As he enters his post-high school years, where he proudly attends college, he is exposed to a whole different microcosm of life that flourishes with potential. He meets a few people along the way that detract from the overall successfulness of understanding his sexuality, but these are fleeting and temporary. Some aid in self-discovery, but these too are brief. He meets people that appear essential to his sexual development, and while one could argue that the merger of them does amass the individual parts of his sexuality, most of these people are whispers in his history, and it’s all too fucking real and sad and heart-breaking, and big loud screaming “FUCK I can’t, as a reader, take this anymore”. This is one of my biggest gripes. I reject the notion, once again, that gay life has to be so sad and horrible, that it must be so challenging, and that the sum of a gay man’s parts needs to be tragedy and emotional needles. I am not oblivious to the inherent torture and loneliness of not understanding who you are, and once figuring it out, understanding that those around you are often not your allies, but enemies to your self-agency and identify. And I realize that it takes a lot of work to feel something of ‘it got better’, that it’s always one hell of a cluster-fuck, but where’s the goodness, Brian, in Kevin’s life? Cause there seems to be so little. And, as always with these books, the books that have a potential to ignite further despondency *, I say again and again, to the kids and adults who are angry, mad, sad, confused, etc, that this isn’t all that there is, cause being gay, its freaking marvelous.


Somehow, in a way that makes sense to the Kevin we met, and the Kevin we watched grow, all these things arrange themselves in a constellation that Kevin may not be able to accept or yet fully understand and may struggle against, but they are the Kevin we meet and the Kevin we cheered along the way, and this Kevin, well there’s some hope. The ending doesn’t come to some closure of grand self-awareness for Kevin, but more reflects fractures in those things that anchored him, leaving a new horizon of possibilities, the most important being acceptance, and the understanding that, with time it will all make sense.


There were a few issues.
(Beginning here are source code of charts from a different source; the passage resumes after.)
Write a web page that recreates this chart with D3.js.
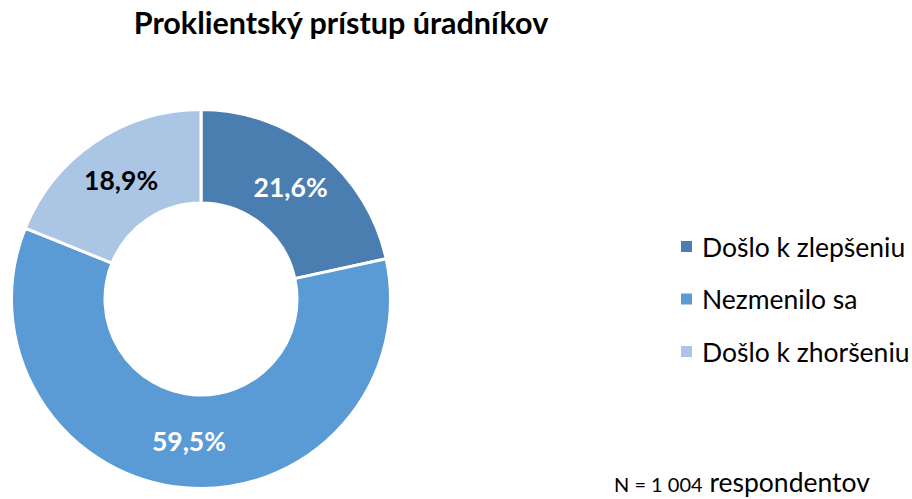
<!DOCTYPE html>
<html>
<head>
<meta charset="utf-8">
<script src="https://cdn.jsdelivr.net/npm/d3@7"></script>
<style>
  body { margin: 0; background: #fff; }
  text { font-family: Lato, "Open Sans", sans-serif; }
</style>
</head>
<body>
<div class="chart"></div>
<script>
// data
const categories = ["Došlo k zlepšeniu", "Nezmenilo sa", "Došlo k zhoršeniu"];
const values = [21.6, 59.5, 18.9];
const colors = ["#4a7eb0", "#5b9bd5", "#abc5e5"];
const labelColors = ["#ffffff", "#ffffff", "#000000"];
const title = "Proklientský prístup úradníkov";
const note = ["N = 1 004", " respondentov"];

const width = 912, height = 499;
const cx = 201, cy = 299;
const outerR = 189.5, innerR = 96;

const svg = d3.select(".chart")
  .append("svg")
  .attr("width", width)
  .attr("height", height);

// title
svg.append("text")
  .attr("x", 341)
  .attr("y", 34)
  .attr("text-anchor", "middle")
  .attr("font-weight", "bold")
  .attr("font-size", 30.5)
  .attr("fill", "#000")
  .text(title);

const data = categories.map((c, i) => ({name: c, value: values[i], color: colors[i], lc: labelColors[i]}));

const pie = d3.pie().sort(null).value(d => d.value);
const arc = d3.arc().innerRadius(innerR).outerRadius(outerR);

const g = svg.append("g").attr("transform", `translate(${cx},${cy})`);

const arcs = pie(data);

g.selectAll("path")
  .data(arcs)
  .enter()
  .append("path")
  .attr("d", arc)
  .attr("fill", d => d.data.color)
  .attr("stroke", "#fff")
  .attr("stroke-width", 3);

// labels on slices
g.selectAll(".lbl")
  .data(arcs)
  .enter()
  .append("text")
  .attr("class", "lbl")
  .attr("transform", d => `translate(${arc.centroid(d)})`)
  .attr("text-anchor", "middle")
  .attr("dy", "0.36em")
  .attr("font-weight", "bold")
  .attr("font-size", 26.5)
  .attr("fill", d => d.data.lc)
  .text(d => d3.format(".1f")(d.data.value).replace(".", ",") + "%");

// legend
const legend = svg.append("g").attr("transform", "translate(681,247)");
const rows = legend.selectAll("g")
  .data(data)
  .enter()
  .append("g")
  .attr("transform", (d, i) => `translate(0,${i * 52.5})`);

rows.append("rect")
  .attr("x", 0)
  .attr("y", -6)
  .attr("width", 11)
  .attr("height", 11)
  .attr("fill", d => d.color);

rows.append("text")
  .attr("x", 21)
  .attr("y", 0)
  .attr("dy", "0.36em")
  .attr("font-size", 26.5)
  .attr("fill", "#000")
  .text(d => d.name);

// footnote
const foot = svg.append("text")
  .attr("x", 614)
  .attr("y", 492)
  .attr("fill", "#000");
foot.append("tspan").attr("font-size", 20).text(note[0]);
foot.append("tspan").attr("font-size", 26.5).text(note[1]);
</script>
</body>
</html>
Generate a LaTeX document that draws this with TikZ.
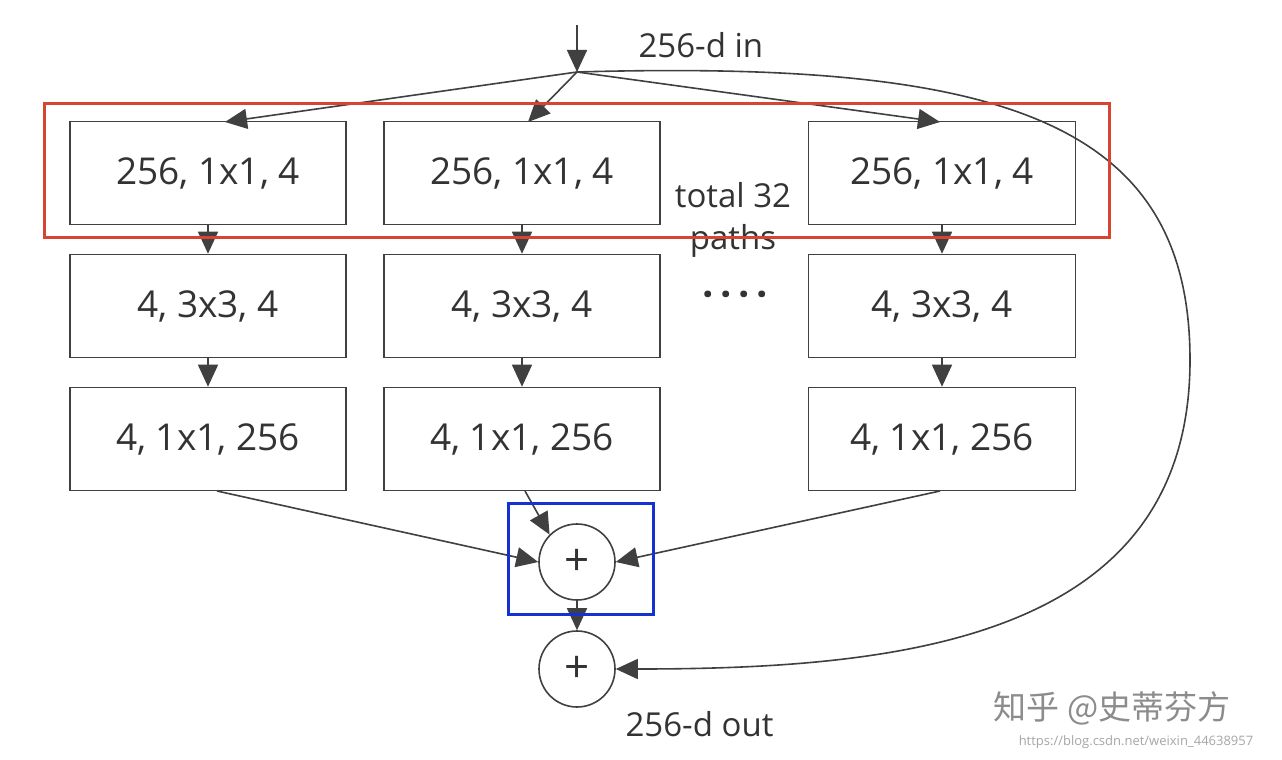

I felt his relationship with Jon was surface level, and there needed to be more tension, a higher level of dynamics. There interactions were so scarce that I couldn’t quite rationalize Kevin’s obsession with him. The mind numbing number of times the book broached Kevin’s attractiveness was unnecessary. There were some inconsistencies; the most glaring, “I’ve never touched a guy in my life, apart from slapping or hitting and occasionally shaking a hand”. So that whole biting ass scene?!? And, while welcoming, and often a relief from his deep analysis of his own sexuality, his jokes and sarcasm started to feel like the same material recycled. However, these are just minor issues of an otherwise successful piece.


Kevin’s mind is a scared mind. It’s a curious mind. It’s a horny mind. It’s a ‘what the fuck does M4M mean and what is a top and a bottom?” mind. It’s a sad mind. It’s a devastated mind. It’s an envious mind. It’s a vengeful mind. It’s a mind that I can find all too relatable. And for all this, we should really fucking applaud for Brian, cause shit, did he get this one right.